Des indicateurs sectoriels du risque cyber

En complément de notre indicateur de référence, nous développons des indices au niveau des secteurs les plus exposés aux cyber attaques en imposant des critères plus restrictifs lors des recherches de tweets. Par exemple, pour un indice spécifiquement lié au secteur financier, nous recherchons les mots supplémentaires suivants : "banque", "obligation", "marché financier", "pénurie de crédit", "monnaie", "dette", "dividende", "titres", et "finance". 

Image Graphique 3 – Indicateurs sectoriels du risque cyber Source : Twitter et calcul des auteurs.
Graphique 3 – Indicateurs sectoriels du risque cyber Source : Twitter et calcul des auteurs.

Le graphique 3 présente un exemple de sous-indicateurs étudiés dans notre analyse : banque centrale, finance, agences gouvernementales, et crypto-monnaie. Chacun de ces secteurs sont des cibles populaires pour les cyber criminels comme ils détiennent de nombreuses informations confidentielles et personnelles. À titre d’illustration, le risque cyber auquel sont exposées les banques centrales a atteint son plus haut niveau avec l’attaque de la banque centrale Russe en 2016, où des hackers ont volé plus de 2 milliards de roubles (24 millions d’euros) à partir de comptes de correspondant.
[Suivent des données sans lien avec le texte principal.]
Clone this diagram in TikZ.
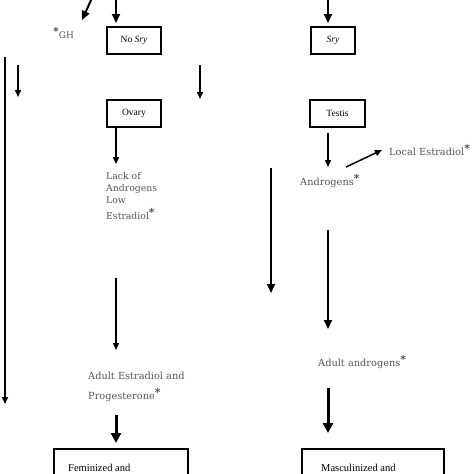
\documentclass[tikz,border=0pt]{standalone}
\usepackage{fontspec}
\setmainfont{Liberation Serif}
\newfontfamily\slab{DejaVu Serif}
\newfontfamily\symb{DejaVu Sans}
\usetikzlibrary{arrows.meta}
\definecolor{txtgray}{HTML}{555555}
\newcommand{\astx}{\raisebox{0.55ex}{\symb\bfseries\fontsize{11}{11}\selectfont *}}
\begin{document}
\begin{tikzpicture}[x=1pt,y=-1pt,
  boxn/.style={draw,line width=1.6pt,minimum height=27pt,inner sep=0pt,font=\fontsize{9.5}{10}\selectfont},
  bigbox/.style={draw,line width=2pt,minimum height=60pt,inner sep=0pt},
  gtxt/.style={text=txtgray,font=\slab\fontsize{9.8}{13}\selectfont,inner sep=0pt,align=left},
  thin/.style={line width=1.5pt,-{Triangle[length=7pt,width=6pt]}},
  mid/.style={line width=2pt,-{Triangle[length=9pt,width=8pt]}},
  thick/.style={line width=3pt,-{Triangle[length=10pt,width=10pt]}}]
\useasboundingbox (0,0) rectangle (474,474);
\begin{scope}
\clip (0,0) rectangle (474,474);
% boxes
\node[boxn,minimum width=54pt] (nosry) at (134,40.5) {No \textit{Sry}};
\node[boxn,minimum width=44pt] (sry) at (333,40.5) {\textit{Sry}};
\node[boxn,minimum width=54pt] (ovary) at (134,113.5) {Ovary};
\node[boxn,minimum width=55pt] (testis) at (337.5,113.5) {Testis};
\node[bigbox,minimum width=134pt] (fem) at (121,479) {};
\node[bigbox,minimum width=142pt] (masc) at (373,479) {};
\node[anchor=base west,inner sep=0pt,font=\fontsize{10.5}{12}\selectfont] (femt) at (68,471) {Feminized and};
\node[anchor=base west,inner sep=0pt,font=\fontsize{10.5}{12}\selectfont] (masct) at (321,471) {Masculinized and};
% gray texts
\node[gtxt,anchor=base west] (gh) at (53,38) {\astx\fontsize{9}{9}\selectfont GH};
\node[gtxt,anchor=north west,font=\slab\fontsize{9.3}{12}\selectfont] (lack) at (106,172) {Lack of\\Androgens\\Low\\[4pt]Estradiol\astx};
\node[gtxt,anchor=base west] (andr) at (300,185) {Androgens\astx};
\node[gtxt,anchor=base west] (loce) at (389,155) {Local Estradiol\astx};
\node[gtxt,anchor=north west,font=\slab\fontsize{9.8}{20}\selectfont] (adep) at (88,372) {Adult Estradiol and\\Progesterone\astx};
\node[gtxt,anchor=base west] (adan) at (318,366) {Adult androgens\astx};
% coordinates
\coordinate (a1s) at (92,-2); \coordinate (a1e) at (82,20);
\coordinate (a2s) at (116,-2); \coordinate (a2e) at (116,23);
\coordinate (a3s) at (328,-2); \coordinate (a3e) at (328,23);
\coordinate (l1s) at (5,57); \coordinate (l1e) at (5,404);
\coordinate (a4s) at (18,65); \coordinate (a4e) at (18,97);
\coordinate (a5s) at (200,65); \coordinate (a5e) at (200,99);
\coordinate (a6s) at (116,127); \coordinate (a6e) at (116,164);
\coordinate (a7s) at (328,133); \coordinate (a7e) at (328,167);
\coordinate (a8s) at (346,167); \coordinate (a8e) at (382,150);
\coordinate (a9s) at (271,168); \coordinate (a9e) at (271,293);
\coordinate (a10s) at (116,278); \coordinate (a10e) at (116,350);
\coordinate (a11s) at (328,230); \coordinate (a11e) at (328,329);
\coordinate (a12s) at (116,415); \coordinate (a12e) at (116,443);
\coordinate (a13s) at (328,388); \coordinate (a13e) at (328,433);
% arrows
\draw[mid] (a1s) -- (a1e);
\draw[mid] (a2s) -- (a2e);
\draw[mid] (a3s) -- (a3e);
\draw[thin] (l1s) -- (l1e);
\draw[thin] (a4s) -- (a4e);
\draw[thin] (a5s) -- (a5e);
\draw[thin] (a6s) -- (a6e);
\draw[thin] (a7s) -- (a7e);
\draw[thin] (a8s) -- (a8e);
\draw[mid] (a9s) -- (a9e);
\draw[thin] (a10s) -- (a10e);
\draw[mid] (a11s) -- (a11e);
\draw[thick] (a12s) -- (a12e);
\draw[thick] (a13s) -- (a13e);
\end{scope}
\end{tikzpicture}
\end{document}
Cependant, les pics ne sont pas nécessairement liés à la réalisation de cyber attaques. Par exemple, l’indicateur a connu une forte progression en janvier 2020 lorsque la Banque du Japon s’inquiéta des risques de cyber-attaques avant le coup d’envoi des Jeux Olympiques. Autre exemple, le risque cyber auquel sont exposés les marchés financiers a connu une progression significative durant des évènements majeurs tels que l’attaque du sommet du G20 à Paris ou celui du réseau SWIFT, ou bien encore le rançongiciel Petya en 2017. Le graphique 3 montre également une recrudescence particulièrement inquiétante du risque cyber concernant les cryptoactifs (cet indicateur est construit en limitant les tweets de notre indicateur de référence à ceux liés aux cryptomonnaies). Les plateformes d’échange de cryptoactifs font effectivement l’objet d’un nombre croissant de cyber attaques (par exemple, la plateforme Bitcoin.org en juillet 2021).

Bien que les attaques informatiques n’aient pas engendré pour l’instant de crise économique et financière globale, certains cyber incidents pourraient toutefois affecter nos économies à l'avenir comme dans les scénarios étudiés par le comité européen du risque systémique (rapport de février 2020). Ainsi, le risque cyber n’est pas seulement un enjeu de sécurité informatique, il est donc important de l’intégrer et l’analyser dans le cadre de surveillance des risques macroéconomiques et financiers.